▶ _SHORT EXERCISE_
Leaving out every picture, retype the lines below from the top through the one that contains "minimum width=201pt, minimum".
******
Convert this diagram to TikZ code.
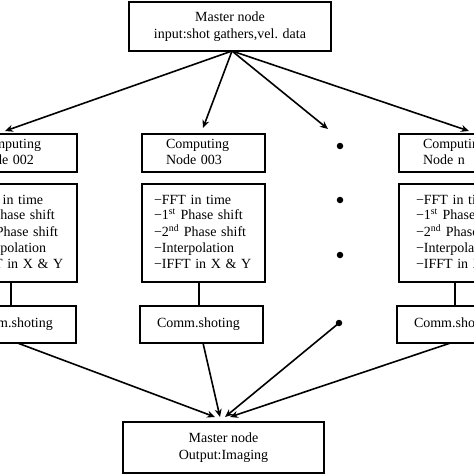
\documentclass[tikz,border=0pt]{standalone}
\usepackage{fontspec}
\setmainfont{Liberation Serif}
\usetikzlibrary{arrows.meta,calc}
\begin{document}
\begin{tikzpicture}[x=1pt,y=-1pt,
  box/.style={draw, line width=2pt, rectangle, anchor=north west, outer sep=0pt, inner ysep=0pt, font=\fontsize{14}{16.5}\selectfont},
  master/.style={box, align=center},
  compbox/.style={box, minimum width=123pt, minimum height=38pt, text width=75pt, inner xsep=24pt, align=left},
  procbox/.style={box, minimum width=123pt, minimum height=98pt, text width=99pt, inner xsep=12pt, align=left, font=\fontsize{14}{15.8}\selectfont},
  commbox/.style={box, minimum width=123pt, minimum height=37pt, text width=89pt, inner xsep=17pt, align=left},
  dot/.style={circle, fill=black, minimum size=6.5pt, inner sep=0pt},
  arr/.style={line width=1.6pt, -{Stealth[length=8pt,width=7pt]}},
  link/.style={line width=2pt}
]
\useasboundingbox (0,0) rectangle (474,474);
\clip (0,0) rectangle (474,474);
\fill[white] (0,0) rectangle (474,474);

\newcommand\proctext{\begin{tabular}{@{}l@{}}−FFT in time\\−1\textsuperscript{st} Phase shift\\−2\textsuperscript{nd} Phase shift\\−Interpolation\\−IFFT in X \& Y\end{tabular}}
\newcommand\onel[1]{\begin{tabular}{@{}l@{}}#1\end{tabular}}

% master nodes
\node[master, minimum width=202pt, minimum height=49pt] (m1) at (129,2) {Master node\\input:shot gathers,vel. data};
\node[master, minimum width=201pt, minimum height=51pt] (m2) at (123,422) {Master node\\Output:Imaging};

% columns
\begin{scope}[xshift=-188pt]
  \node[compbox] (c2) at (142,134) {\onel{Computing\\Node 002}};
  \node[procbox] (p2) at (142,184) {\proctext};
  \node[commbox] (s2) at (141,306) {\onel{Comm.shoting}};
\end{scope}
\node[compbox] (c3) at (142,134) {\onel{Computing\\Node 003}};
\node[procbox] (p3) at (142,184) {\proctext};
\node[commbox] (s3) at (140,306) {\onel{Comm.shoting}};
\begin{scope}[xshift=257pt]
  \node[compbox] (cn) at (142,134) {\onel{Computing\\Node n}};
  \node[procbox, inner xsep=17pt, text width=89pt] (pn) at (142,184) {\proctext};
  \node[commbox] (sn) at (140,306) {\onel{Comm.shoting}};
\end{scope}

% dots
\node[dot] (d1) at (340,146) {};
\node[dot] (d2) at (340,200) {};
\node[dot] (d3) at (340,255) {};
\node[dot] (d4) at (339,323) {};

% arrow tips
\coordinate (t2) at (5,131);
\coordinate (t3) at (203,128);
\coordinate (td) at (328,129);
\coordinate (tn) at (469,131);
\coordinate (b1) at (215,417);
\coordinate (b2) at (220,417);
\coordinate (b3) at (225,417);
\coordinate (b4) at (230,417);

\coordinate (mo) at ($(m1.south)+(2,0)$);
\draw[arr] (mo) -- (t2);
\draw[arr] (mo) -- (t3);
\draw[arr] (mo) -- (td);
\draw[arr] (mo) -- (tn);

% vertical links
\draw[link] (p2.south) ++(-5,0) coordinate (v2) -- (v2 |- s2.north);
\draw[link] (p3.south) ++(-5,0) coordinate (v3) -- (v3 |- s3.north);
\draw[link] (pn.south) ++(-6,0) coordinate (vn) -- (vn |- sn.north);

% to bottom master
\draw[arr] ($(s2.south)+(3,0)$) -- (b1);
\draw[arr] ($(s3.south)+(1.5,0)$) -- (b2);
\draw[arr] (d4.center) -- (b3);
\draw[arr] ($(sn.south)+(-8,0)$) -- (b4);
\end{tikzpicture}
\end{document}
******
▶ _ANSWER_
Convert this diagram to TikZ code.
\documentclass[tikz,border=0pt]{standalone}
\usepackage{fontspec}
\setmainfont{Liberation Serif}
\usetikzlibrary{arrows.meta,calc}
\begin{document}
\begin{tikzpicture}[x=1pt,y=-1pt,
  box/.style={draw, line width=2pt, rectangle, anchor=north west, outer sep=0pt, inner ysep=0pt, font=\fontsize{14}{16.5}\selectfont},
  master/.style={box, align=center},
  compbox/.style={box, minimum width=123pt, minimum height=38pt, text width=75pt, inner xsep=24pt, align=left},
  procbox/.style={box, minimum width=123pt, minimum height=98pt, text width=99pt, inner xsep=12pt, align=left, font=\fontsize{14}{15.8}\selectfont},
  commbox/.style={box, minimum width=123pt, minimum height=37pt, text width=89pt, inner xsep=17pt, align=left},
  dot/.style={circle, fill=black, minimum size=6.5pt, inner sep=0pt},
  arr/.style={line width=1.6pt, -{Stealth[length=8pt,width=7pt]}},
  link/.style={line width=2pt}
]
\useasboundingbox (0,0) rectangle (474,474);
\clip (0,0) rectangle (474,474);
\fill[white] (0,0) rectangle (474,474);

\newcommand\proctext{\begin{tabular}{@{}l@{}}−FFT in time\\−1\textsuperscript{st} Phase shift\\−2\textsuperscript{nd} Phase shift\\−Interpolation\\−IFFT in X \& Y\end{tabular}}
\newcommand\onel[1]{\begin{tabular}{@{}l@{}}#1\end{tabular}}

% master nodes
\node[master, minimum width=202pt, minimum height=49pt] (m1) at (129,2) {Master node\\input:shot gathers,vel. data};
\node[master, minimum width=201pt, minimum height=51pt] (m2) at (123,422) {Master node\\Output:Imaging};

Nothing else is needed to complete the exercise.